### DATA TO PROCESS
%%
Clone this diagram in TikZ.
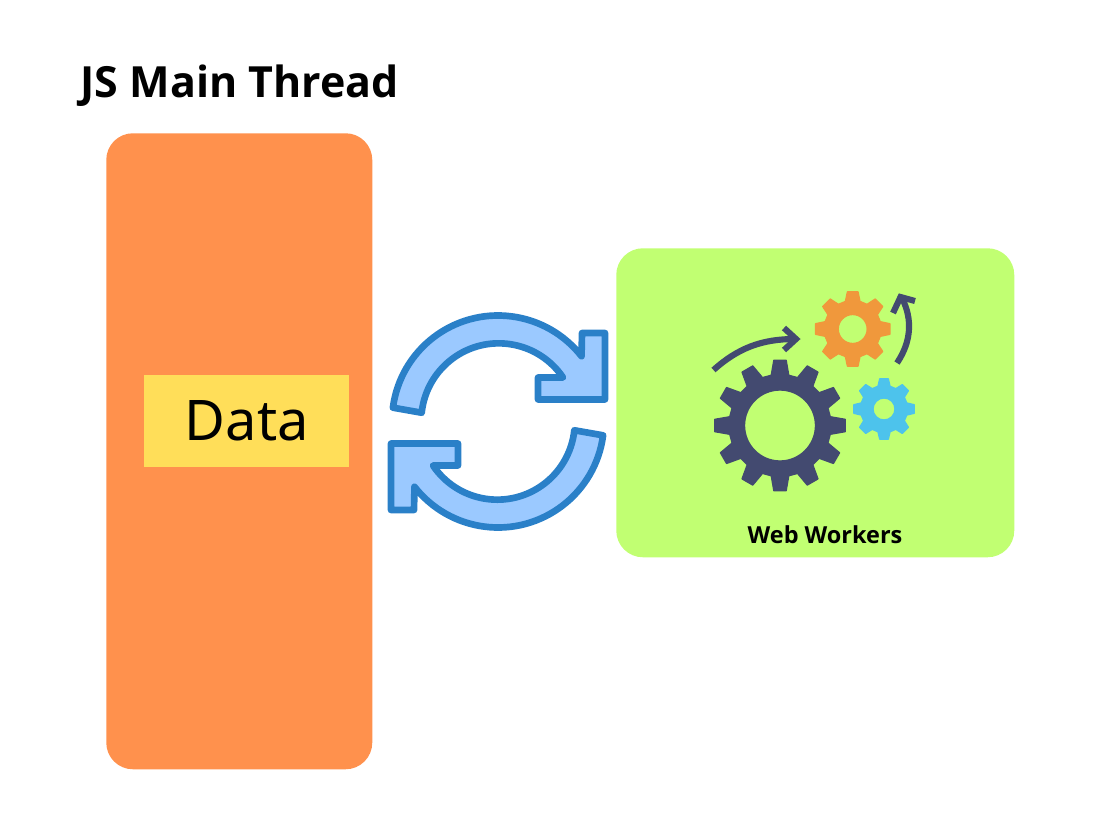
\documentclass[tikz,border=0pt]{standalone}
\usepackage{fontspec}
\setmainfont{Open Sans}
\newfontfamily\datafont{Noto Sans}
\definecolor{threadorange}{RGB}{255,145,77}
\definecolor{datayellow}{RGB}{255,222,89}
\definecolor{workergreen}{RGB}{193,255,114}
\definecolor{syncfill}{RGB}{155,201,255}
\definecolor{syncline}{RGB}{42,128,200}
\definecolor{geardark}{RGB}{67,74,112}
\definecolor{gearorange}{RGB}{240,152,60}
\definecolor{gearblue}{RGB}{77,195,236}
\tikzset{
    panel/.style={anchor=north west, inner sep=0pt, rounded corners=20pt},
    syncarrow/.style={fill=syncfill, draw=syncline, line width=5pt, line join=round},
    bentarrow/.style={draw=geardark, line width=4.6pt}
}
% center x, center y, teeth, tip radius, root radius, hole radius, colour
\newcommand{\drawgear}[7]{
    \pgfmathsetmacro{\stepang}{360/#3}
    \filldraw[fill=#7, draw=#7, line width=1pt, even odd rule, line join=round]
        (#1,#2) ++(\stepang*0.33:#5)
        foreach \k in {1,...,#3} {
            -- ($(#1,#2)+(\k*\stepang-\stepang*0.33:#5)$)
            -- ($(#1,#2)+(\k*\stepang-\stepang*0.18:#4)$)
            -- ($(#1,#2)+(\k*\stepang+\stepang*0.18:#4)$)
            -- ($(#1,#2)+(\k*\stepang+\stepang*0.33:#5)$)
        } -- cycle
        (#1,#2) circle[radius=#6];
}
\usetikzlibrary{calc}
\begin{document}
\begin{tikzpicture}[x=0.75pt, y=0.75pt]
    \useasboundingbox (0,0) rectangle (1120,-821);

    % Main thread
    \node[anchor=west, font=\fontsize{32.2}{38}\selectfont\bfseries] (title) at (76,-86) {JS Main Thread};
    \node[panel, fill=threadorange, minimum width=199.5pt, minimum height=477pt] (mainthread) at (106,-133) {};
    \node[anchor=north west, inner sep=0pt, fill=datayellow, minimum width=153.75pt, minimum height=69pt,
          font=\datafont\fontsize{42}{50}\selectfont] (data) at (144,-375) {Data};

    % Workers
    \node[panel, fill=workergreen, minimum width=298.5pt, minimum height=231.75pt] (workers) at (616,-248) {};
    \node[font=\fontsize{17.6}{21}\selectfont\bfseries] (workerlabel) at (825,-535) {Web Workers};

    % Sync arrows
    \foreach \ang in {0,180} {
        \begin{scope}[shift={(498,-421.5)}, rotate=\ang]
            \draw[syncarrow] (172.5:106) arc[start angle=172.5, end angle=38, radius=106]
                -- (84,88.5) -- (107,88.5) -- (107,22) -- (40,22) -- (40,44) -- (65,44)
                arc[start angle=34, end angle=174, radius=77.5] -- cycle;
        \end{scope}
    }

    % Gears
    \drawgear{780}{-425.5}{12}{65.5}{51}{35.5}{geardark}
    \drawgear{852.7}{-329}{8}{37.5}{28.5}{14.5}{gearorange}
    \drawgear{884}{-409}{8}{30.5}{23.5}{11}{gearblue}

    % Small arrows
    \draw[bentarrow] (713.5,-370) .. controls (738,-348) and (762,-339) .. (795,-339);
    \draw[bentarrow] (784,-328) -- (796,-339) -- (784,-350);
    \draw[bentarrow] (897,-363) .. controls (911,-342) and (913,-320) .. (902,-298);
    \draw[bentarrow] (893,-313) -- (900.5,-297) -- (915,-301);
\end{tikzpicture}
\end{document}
%%
%%
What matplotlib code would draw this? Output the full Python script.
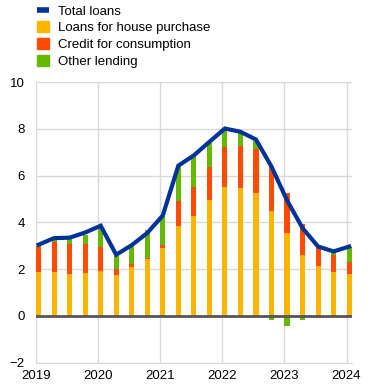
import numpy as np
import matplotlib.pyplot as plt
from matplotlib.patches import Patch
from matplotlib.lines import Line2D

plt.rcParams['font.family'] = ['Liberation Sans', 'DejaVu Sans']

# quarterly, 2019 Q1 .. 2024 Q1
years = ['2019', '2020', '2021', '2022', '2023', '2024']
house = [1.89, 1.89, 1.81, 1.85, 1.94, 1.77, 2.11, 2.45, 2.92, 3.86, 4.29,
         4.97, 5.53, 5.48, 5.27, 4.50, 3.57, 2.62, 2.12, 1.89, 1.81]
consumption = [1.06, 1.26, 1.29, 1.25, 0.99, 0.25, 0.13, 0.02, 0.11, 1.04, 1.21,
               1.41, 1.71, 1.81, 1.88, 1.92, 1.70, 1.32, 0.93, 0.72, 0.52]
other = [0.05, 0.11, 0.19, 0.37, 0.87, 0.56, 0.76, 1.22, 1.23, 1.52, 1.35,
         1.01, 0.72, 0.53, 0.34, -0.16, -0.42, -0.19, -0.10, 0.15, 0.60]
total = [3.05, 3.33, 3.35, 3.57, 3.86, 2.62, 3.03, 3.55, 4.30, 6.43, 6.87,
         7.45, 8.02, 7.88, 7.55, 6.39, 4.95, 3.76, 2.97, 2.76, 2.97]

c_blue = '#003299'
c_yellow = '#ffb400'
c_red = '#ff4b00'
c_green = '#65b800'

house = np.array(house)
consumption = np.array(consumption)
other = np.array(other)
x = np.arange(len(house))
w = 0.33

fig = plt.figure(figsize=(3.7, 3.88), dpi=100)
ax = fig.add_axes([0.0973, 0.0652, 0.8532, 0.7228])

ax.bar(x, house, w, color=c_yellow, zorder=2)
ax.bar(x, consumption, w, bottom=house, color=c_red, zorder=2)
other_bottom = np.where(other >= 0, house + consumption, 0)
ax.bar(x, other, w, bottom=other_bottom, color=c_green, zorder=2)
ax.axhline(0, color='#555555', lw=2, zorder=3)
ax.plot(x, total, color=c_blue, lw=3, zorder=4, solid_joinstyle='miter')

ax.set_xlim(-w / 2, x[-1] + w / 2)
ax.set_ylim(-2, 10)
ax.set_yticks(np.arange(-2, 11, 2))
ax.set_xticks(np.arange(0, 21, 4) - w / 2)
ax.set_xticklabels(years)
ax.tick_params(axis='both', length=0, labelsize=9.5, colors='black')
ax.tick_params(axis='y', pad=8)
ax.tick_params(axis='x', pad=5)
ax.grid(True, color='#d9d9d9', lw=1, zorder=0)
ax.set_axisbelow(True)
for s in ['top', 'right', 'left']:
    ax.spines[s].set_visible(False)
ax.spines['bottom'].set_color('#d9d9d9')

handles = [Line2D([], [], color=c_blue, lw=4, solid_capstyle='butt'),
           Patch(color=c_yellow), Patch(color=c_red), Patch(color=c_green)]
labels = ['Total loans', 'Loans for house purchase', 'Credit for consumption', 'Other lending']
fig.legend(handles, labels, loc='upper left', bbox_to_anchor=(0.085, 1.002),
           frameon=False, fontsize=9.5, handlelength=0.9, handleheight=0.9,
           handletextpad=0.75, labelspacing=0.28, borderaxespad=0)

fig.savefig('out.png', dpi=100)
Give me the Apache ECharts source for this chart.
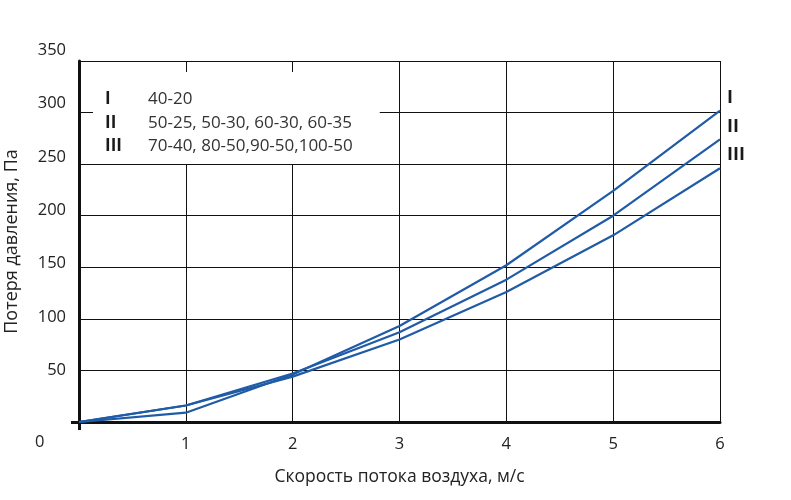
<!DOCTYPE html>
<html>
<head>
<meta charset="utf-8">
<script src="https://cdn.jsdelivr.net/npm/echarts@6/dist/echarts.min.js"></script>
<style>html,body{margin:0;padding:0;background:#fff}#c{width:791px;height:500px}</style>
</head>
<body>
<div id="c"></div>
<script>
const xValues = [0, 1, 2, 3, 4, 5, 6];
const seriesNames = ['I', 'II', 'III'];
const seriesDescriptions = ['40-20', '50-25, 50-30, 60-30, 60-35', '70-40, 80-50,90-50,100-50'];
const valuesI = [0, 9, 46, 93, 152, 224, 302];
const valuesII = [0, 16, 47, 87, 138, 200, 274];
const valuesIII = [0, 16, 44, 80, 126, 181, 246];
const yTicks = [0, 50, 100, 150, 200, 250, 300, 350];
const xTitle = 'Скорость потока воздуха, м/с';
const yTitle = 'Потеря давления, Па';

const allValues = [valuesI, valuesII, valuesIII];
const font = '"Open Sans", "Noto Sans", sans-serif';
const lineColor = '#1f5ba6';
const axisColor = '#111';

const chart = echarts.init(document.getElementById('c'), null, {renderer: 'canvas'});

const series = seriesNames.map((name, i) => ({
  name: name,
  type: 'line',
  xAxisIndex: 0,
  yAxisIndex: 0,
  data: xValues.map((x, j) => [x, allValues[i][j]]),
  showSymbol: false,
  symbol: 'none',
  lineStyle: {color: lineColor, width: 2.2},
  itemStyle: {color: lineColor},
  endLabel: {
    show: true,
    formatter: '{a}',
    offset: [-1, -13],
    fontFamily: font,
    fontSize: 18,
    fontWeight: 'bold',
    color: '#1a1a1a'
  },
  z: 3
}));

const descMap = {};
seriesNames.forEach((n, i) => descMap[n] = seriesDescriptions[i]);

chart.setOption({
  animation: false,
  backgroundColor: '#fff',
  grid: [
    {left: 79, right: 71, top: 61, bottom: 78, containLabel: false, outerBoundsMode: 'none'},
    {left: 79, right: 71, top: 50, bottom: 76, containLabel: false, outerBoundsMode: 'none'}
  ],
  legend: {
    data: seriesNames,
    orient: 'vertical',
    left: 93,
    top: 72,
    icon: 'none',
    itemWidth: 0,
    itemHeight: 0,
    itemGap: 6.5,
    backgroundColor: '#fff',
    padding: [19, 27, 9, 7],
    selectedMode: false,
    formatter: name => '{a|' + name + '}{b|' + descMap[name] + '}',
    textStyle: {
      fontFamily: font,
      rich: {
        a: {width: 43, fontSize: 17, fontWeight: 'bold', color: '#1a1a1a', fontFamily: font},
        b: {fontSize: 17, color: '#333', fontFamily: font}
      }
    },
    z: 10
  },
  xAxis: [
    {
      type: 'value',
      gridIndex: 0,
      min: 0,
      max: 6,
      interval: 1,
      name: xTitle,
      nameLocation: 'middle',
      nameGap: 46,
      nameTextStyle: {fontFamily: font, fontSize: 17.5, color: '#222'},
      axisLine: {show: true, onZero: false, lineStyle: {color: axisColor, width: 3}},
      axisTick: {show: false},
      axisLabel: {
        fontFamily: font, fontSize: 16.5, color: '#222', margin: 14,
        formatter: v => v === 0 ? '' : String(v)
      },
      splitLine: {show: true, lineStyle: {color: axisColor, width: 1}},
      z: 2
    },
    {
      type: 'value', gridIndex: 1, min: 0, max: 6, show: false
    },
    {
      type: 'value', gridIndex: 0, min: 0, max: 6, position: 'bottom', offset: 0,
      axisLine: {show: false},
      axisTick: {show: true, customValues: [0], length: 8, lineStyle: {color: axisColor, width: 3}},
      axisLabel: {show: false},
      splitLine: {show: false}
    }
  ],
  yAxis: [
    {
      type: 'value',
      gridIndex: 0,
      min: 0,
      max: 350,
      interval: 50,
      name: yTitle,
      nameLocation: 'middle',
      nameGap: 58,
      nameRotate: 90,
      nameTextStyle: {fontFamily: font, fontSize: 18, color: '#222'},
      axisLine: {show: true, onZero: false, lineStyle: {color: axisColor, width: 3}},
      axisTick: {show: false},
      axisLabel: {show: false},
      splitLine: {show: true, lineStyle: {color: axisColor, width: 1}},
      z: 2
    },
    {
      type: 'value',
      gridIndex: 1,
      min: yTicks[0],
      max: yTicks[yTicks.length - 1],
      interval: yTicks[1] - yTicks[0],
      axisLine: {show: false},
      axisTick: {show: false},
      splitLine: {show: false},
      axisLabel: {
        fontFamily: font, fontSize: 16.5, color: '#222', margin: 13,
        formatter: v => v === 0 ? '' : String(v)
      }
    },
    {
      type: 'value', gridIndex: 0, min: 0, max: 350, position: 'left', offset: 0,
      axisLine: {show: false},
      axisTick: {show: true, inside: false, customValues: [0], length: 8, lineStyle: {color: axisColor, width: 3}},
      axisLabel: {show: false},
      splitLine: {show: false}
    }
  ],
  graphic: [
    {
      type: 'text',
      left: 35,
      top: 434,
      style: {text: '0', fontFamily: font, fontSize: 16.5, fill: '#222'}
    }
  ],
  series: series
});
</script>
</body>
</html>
%%
### EXERCISE DIRECTIONS
In the lines above, locate the string "this". Copy every line where it occurs.

### TASK RESULT
Clone this diagram in TikZ.
What matplotlib code would draw this? Output the full Python script.
Give me the Apache ECharts source for this chart.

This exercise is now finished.